To reach record fields, designers nested a smaller insert coil inside a larger outer coil. The inner coil used a high-temperature superconductor, a superconductor which works at warmer cryogenic temperatures, to add extra strength. Around it, more traditional superconducting coils carried the bulk current and helped the field stay smooth across the bore. This layered approach lets each material handle what it does best, but it also complicates cooling and protection. As field strength climbs, magnetic forces squeeze and twist the coils, stressing metal, insulation and support structures. Tight demands for strength, stability and homogeneity turned the whole build into a cross-discipline problem. Wang Qiuliang, a CAS researcher specializing in high-field magnet engineering, noted the challenges facing the project. “However, the development of high-field superconducting magnets involves interdisciplinary integration and faces numerous engineering bottlenecks, with extremely demanding requirements for field strength, stability, and homogeneity,” said Wang. A single crack or warm spot can force a fast shutdown, dumping stored energy as heat. Most record magnets hit a peak for seconds, then fall, which limits what scientists can measure carefully. A steady field lets instruments collect weak signals and filter noise, so the results carry more trust. SECUF treats the setup as a user magnet, a shared magnet open to outside groups for scheduled experiments. This openness forces engineers to think about repeat runs, not just one dramatic moment in the lab.

The magnet is installed at the comprehensive research facility for extreme conditions in Huairou Science City, on the outskirts of Beijing. The infrastructure passed national acceptance in February 2025 and brings together ultra-low temperatures, strong magnetic fields, ultra-high pressure and ultrafast optical systems in one location. Fusion experiments heat a gas into plasma, a soup of charged particles, and magnets must keep it off walls. Earlier, a team in Hefei held 351,000 gauss, or 35.1 teslas, steady for 30 minutes, beating 323,500 gauss.
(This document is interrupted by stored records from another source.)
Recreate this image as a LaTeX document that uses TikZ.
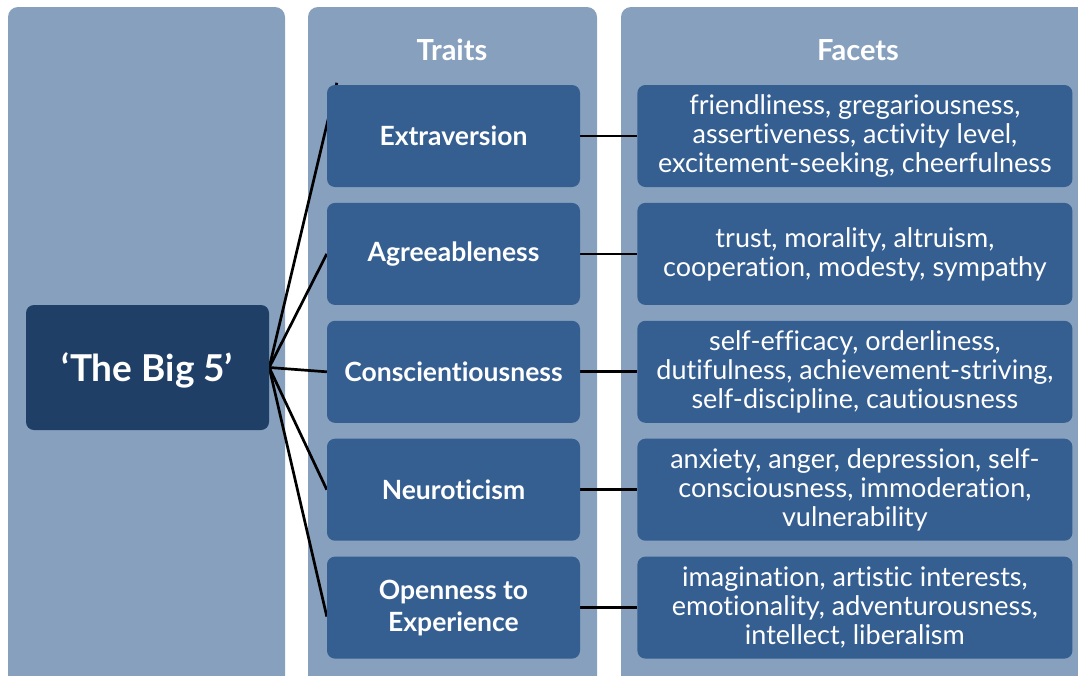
\documentclass[tikz,border=0pt]{standalone}
\usepackage{fontspec}
\setmainfont{Lato}[Ligatures=NoCommon]
\usetikzlibrary{positioning,backgrounds}
\definecolor{panelblue}{RGB}{135,160,189}
\definecolor{traitblue}{RGB}{53,94,145}
\definecolor{bigblue}{RGB}{31,63,102}

\tikzset{
  panel/.style={fill=panelblue, rounded corners=10pt},
  traitbox/.style={fill=traitblue, text=white, rounded corners=8pt, minimum width=253pt, minimum height=102pt, inner sep=0pt, align=center, font=\fontsize{26.5}{32}\selectfont\bfseries},
  facetbox/.style={fill=traitblue, text=white, rounded corners=8pt, minimum width=435pt, minimum height=102pt, inner sep=0pt, align=center, font=\fontsize{27}{29}\selectfont},
  heading/.style={text=white, font=\fontsize{29}{32}\selectfont\bfseries},
  link/.style={line width=2.7pt, black}
}

\begin{document}
\begin{tikzpicture}[x=1pt, y=-1pt]
  \useasboundingbox (0,0) rectangle (1078,675);

  % central node
  \node[fill=bigblue, text=white, rounded corners=8pt, minimum width=243pt, minimum height=125pt, text depth=0pt, font=\fontsize{37}{40}\selectfont\bfseries] (big) at (147.5,367.5) {‘The Big 5’};

  % traits
  \node[heading] (traitshead) at (452,50) {Traits};
  \node[traitbox] (extra) at (453.5,136) {Extraversion};
  \node[traitbox, below=15.5pt of extra] (agree) {Agreeableness};
  \node[traitbox, below=15.5pt of agree] (consc) {Conscientiousness};
  \node[traitbox, below=15.5pt of consc] (neuro) {Neuroticism};
  \node[traitbox, below=15.5pt of neuro] (open) {Openness to\\Experience};

  % facets
  \node[heading] (facetshead) at (858,50) {Facets};
  \node[facetbox, right=57pt of extra] (extraf) {friendliness, gregariousness,\\assertiveness, activity level,\\excitement-seeking, cheerfulness};
  \node[facetbox, right=57pt of agree] (agreef) {trust, morality, altruism,\\cooperation, modesty, sympathy};
  \node[facetbox, right=57pt of consc] (conscf) {self-efficacy, orderliness,\\dutifulness, achievement-striving,\\self-discipline, cautiousness};
  \node[facetbox, right=57pt of neuro] (neurof) {anxiety, anger, depression, self-\\consciousness, immoderation,\\vulnerability};
  \node[facetbox, right=57pt of open] (openf) {imagination, artistic interests,\\emotionality, adventurousness,\\intellect, liberalism};

  \begin{scope}[on background layer]
    % columns
    \fill[panel] (8,7) rectangle (285,700);
    \fill[panel] (308,7) rectangle (597,700);
    \fill[panel] (621,7) rectangle (1100,700);
    % links
    \draw[link] (big.east) -- ([xshift=10pt, yshift=2pt]extra.north west);
    \draw[link] (big.east) -- (agree.west);
    \draw[link] (big.east) -- (consc.west);
    \draw[link] (big.east) -- (neuro.west);
    \draw[link] (big.east) -- ([yshift=-9pt]open.west);
    \foreach \t in {extra,agree,consc,neuro,open}
      \draw[link] (\t.east) -- (\t f.west);
  \end{scope}
\end{tikzpicture}
\end{document}
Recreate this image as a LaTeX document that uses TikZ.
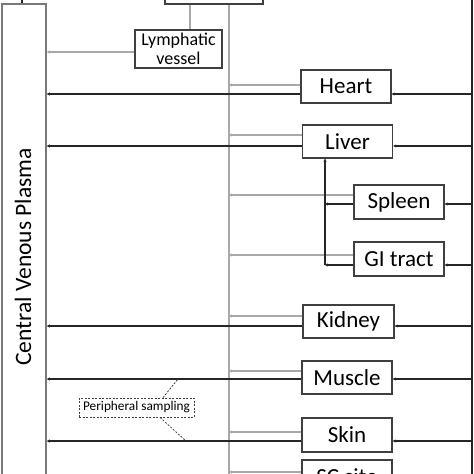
\documentclass[tikz,border=0pt]{standalone}
\usepackage{fontspec}
\setmainfont{Carlito}
\usetikzlibrary{arrows.meta,calc}
\definecolor{bord}{HTML}{3F3F3F}
\definecolor{lgray}{HTML}{A8A8A8}
\begin{document}
\begin{tikzpicture}[x=1pt,y=-1pt,
  organ/.style={draw=bord,line width=1.3pt,fill=white,minimum width=90pt,minimum height=33pt,inner sep=0pt,font=\fontsize{23}{26}\selectfont},
  blk/.style={draw=black!85,line width=1.2pt,-{Stealth[length=3pt,width=3pt]}},
  gry/.style={draw=lgray,line width=1.1pt,-{Stealth[length=3pt,width=3pt]}},
  gryl/.style={draw=lgray,line width=1.1pt},
  dsh/.style={draw=black!75,line width=0.8pt,dash pattern=on 2pt off 1.5pt}]
\useasboundingbox (0,0) rectangle (474,474);
\clip (0,0) rectangle (474,474);
% reference coordinates
\coordinate (gv) at (229,0);
\coordinate (rt) at (472,-5);
\coordinate (rb) at (472,480);
\coordinate (jb) at (325,265);
% boxes
\node[draw=bord,line width=1.3pt,minimum width=98pt,minimum height=34pt,inner sep=0pt] (topbox) at (214,-13) {};
\node[draw=bord!70,line width=1.5pt,minimum width=44pt,minimum height=496pt,inner sep=0pt] (cvp) at (24,252) {};
\node[rotate=90,font=\fontsize{23.5}{26}\selectfont] (cvpt) at (23,257) {Central Venous Plasma};
% gray verticals
\draw[gryl] (topbox.south -| gv) -- (gv |- 0,480);
\node[draw=bord,line width=1.3pt,fill=white,minimum width=87pt,minimum height=38pt,inner sep=0pt,align=center,font=\fontsize{18}{19}\selectfont] (lymph) at (178.5,49) {Lymphatic\\vessel};
\draw[gryl] (topbox.south -| 190,0) -- (lymph.north -| 190,0);
\draw[gry] (lymph.west |- 0,52) -- (cvp.east |- 0,52);
% right line
\draw[draw=black!85,line width=1.5pt] (rt) -- (rb);
\draw[draw=black!85,line width=1.2pt] (cvp.north -| 22,0) -- (22,-5);
% organs
\node[organ] (heart) at (346,86.5) {Heart};
\node[organ] (liver) at (347.5,141.5) {Liver};
\node[organ,minimum height=34pt] (spleen) at (399,202) {Spleen};
\node[organ,minimum height=34pt] (gi) at (399,259) {GI tract};
\node[organ,minimum width=91pt] (kidney) at (348.5,321.5) {Kidney};
\node[organ] (muscle) at (347,377.5) {Muscle};
\node[organ,minimum height=34pt] (skin) at (347,435) {Skin};
\node[organ,minimum height=34pt] (sc) at (347,477) {SC site};
% heart
\draw[blk] (rt |- 0,94) -- (heart.east |- 0,94);
\draw[blk] (heart.west |- 0,94) -- (cvp.east |- 0,94);
\draw[gry] (heart.west |- 0,85) -- (gv |- 0,85);
% liver
\draw[blk] (rt |- 0,146) -- (liver.east |- 0,146);
\draw[blk] (liver.west |- 0,146) -- (cvp.east |- 0,146);
\draw[gry] (liver.west |- 0,135) -- (gv |- 0,135);
% spleen
\draw[blk] (rt |- 0,204) -- (spleen.east |- 0,204);
\draw[blk] (spleen.west |- 0,204) -- (jb |- 0,204);
\draw[gry] (spleen.west |- 0,195) -- (gv |- 0,195);
% GI
\draw[blk] (rt |- 0,265) -- (gi.east |- 0,265);
\draw[blk] (gi.west |- 0,265) -- (jb);
\draw[gry] (gi.west |- 0,255) -- (gv |- 0,255);
\draw[blk] (jb) -- (jb |- liver.south);
% kidney
\draw[blk] (rt |- 0,326) -- (kidney.east |- 0,326);
\draw[blk] (kidney.west |- 0,326) -- (cvp.east |- 0,326);
\draw[gry] (kidney.west |- 0,316) -- (gv |- 0,316);
% muscle
\draw[blk] (rt |- 0,379) -- (muscle.east |- 0,379);
\draw[blk] (muscle.west |- 0,379) -- (cvp.east |- 0,379);
\draw[gry] (muscle.west |- 0,371) -- (gv |- 0,371);
% skin
\draw[blk] (rt |- 0,441) -- (skin.east |- 0,441);
\draw[blk] (skin.west |- 0,441) -- (cvp.east |- 0,441);
\draw[gry] (skin.west |- 0,432) -- (gv |- 0,432);
% sc site
\draw[gry] (sc.west |- 0,472) -- (gv |- 0,472);
% peripheral sampling
\node[dsh,minimum width=115pt,minimum height=19pt,inner sep=0pt,font=\fontsize{13.3}{15}\selectfont] (ps) at (136.5,407.5) {Peripheral sampling};
\coordinate (pm) at (178,379);
\coordinate (pk) at (186,441);
\draw[dsh] (ps.north -| 163,0) -- (pm);
\draw[dsh] (ps.south -| 160,0) -- (pk);
\end{tikzpicture}
\end{document}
Compared with Earth’s magnetic field of about 0.5 gauss, this run showed how far magnet builders have come. High fields like those make fusion designs more practical, but they still demand cooling systems that never miss a beat. High-field magnets feed research on electric machines which waste less energy, from motors to compact generators. Superconducting coils can carry huge currents in small spaces, letting engineers pack more power into lighter equipment. Magnetic levitation trains and some spacecraft thrusters also depend on strong fields which stay predictable under load. Real-world adoption will hinge on cost and reliability, since large magnets must run safely around people and machines.

Operating alongside other platforms at the site, the new magnet will help scientists probe the microscopic world of matter and accelerate discoveries tied to advanced instruments, medical technologies, energy systems and transportation. “Strong magnetic fields are an important tool for studying materials. They help scientists better understand high-temperature superconductors and quantum materials, and also play an important role in the precise analysis of bio molecular structures and the development of medical technologies such as magnetic-targeted therapy, contributing to disease diagnosis and treatment,” Luo added. China’s latest all-superconducting magnet shows how steady, user-ready fields can move from specialist shops into shared facilities. If engineers can widen the opening and keep costs down, the same approach could power new science and cleaner machines in the world around us.